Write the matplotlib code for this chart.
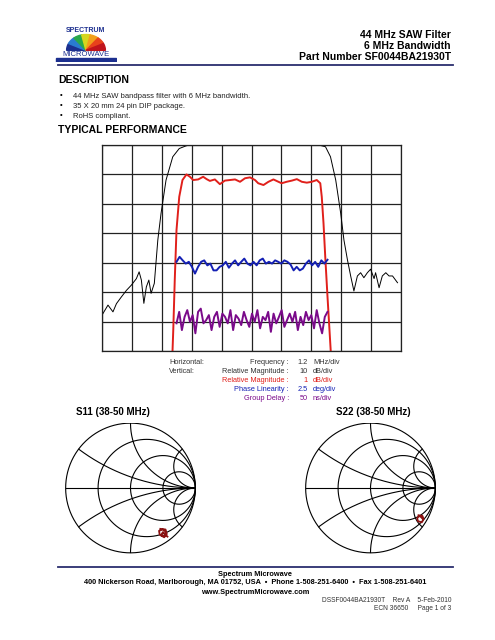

-- -- --

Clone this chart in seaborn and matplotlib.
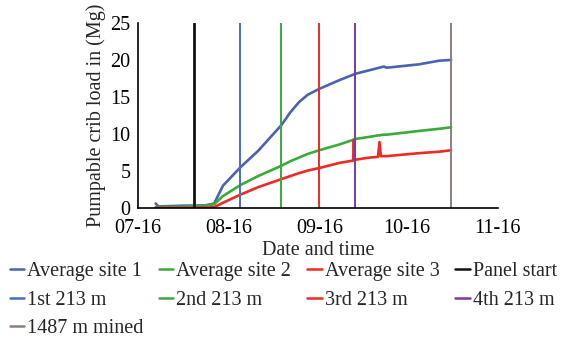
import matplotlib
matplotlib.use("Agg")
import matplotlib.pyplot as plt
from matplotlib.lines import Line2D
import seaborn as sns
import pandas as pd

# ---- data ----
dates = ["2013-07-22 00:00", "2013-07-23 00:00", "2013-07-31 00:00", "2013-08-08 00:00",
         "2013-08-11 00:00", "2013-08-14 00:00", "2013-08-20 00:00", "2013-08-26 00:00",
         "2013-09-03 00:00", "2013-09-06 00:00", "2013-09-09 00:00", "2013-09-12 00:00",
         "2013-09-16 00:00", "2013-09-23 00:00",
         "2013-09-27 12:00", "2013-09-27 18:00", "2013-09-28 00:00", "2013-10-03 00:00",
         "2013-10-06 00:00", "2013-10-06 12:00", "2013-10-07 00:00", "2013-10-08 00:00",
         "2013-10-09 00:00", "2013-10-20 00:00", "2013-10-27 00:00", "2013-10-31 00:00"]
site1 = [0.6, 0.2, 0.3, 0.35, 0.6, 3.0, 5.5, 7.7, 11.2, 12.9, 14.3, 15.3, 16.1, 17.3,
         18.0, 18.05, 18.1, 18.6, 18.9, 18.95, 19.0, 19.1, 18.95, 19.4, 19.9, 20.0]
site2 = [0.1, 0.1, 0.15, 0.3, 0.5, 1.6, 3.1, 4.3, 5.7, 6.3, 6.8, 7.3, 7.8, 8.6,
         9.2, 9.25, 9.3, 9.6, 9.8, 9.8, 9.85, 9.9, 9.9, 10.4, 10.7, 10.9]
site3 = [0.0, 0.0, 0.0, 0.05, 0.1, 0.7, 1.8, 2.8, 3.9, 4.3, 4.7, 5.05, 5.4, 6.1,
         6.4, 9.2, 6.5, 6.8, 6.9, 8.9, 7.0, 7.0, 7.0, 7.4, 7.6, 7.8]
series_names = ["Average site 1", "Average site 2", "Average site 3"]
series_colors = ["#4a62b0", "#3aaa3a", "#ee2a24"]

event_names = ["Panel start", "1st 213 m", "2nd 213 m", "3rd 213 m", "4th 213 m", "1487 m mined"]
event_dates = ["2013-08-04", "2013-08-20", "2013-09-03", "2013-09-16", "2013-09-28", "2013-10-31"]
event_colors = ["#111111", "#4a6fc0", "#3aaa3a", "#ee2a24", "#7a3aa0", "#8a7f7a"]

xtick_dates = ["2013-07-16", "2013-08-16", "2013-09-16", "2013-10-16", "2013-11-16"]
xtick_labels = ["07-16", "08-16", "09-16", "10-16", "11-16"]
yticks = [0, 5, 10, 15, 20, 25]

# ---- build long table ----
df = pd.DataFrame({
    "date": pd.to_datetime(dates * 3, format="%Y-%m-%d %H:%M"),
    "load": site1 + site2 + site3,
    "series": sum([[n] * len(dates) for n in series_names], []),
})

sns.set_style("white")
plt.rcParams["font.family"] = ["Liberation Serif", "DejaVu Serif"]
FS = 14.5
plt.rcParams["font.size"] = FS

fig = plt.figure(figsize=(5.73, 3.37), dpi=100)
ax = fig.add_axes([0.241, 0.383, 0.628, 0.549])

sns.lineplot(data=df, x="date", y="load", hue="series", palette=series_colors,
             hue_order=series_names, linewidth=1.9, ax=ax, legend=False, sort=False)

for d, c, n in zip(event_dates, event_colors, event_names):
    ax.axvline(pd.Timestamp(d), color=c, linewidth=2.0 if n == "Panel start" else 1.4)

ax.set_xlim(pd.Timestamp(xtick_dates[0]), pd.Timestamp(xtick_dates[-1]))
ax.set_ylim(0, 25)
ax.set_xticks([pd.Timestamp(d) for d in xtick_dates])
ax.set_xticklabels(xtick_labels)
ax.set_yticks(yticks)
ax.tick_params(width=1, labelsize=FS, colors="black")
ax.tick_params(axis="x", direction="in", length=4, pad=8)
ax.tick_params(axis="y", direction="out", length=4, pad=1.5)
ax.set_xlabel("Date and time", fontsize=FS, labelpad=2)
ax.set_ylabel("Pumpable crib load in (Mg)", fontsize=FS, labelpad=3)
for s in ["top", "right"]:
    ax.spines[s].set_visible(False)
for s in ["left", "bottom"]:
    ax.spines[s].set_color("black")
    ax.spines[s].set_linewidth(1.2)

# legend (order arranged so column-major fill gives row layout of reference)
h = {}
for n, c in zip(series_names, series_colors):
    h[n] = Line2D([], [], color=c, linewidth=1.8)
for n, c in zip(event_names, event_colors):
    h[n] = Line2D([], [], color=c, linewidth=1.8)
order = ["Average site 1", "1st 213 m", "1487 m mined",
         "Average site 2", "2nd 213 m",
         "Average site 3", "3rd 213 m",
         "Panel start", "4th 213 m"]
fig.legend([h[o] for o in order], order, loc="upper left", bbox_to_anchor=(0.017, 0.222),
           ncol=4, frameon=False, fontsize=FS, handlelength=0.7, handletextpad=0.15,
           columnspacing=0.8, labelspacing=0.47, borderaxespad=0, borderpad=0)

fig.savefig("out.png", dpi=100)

-- -- --

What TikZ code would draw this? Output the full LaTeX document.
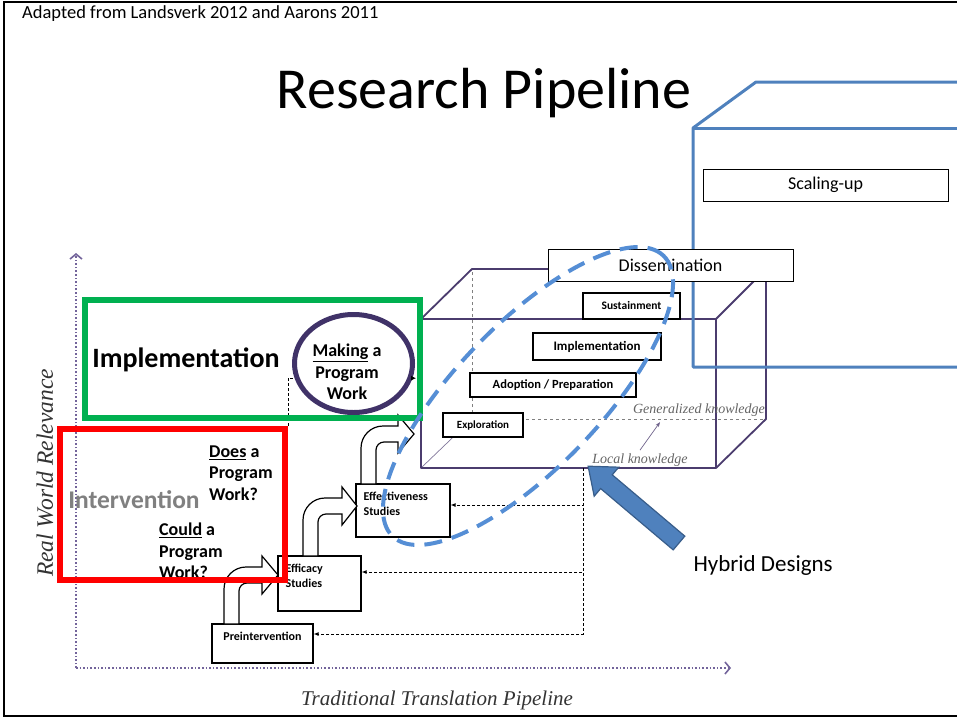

-- -- --

- [Goal]:
Repeat exactly, and only, the entries from the line with "Clone this chart in seaborn and matplotlib." through the line with "import pandas as pd". Pictures are skipped.

- [Final answer]:
Clone this chart in seaborn and matplotlib.
import matplotlib
matplotlib.use("Agg")
import matplotlib.pyplot as plt
from matplotlib.lines import Line2D
import seaborn as sns
import pandas as pd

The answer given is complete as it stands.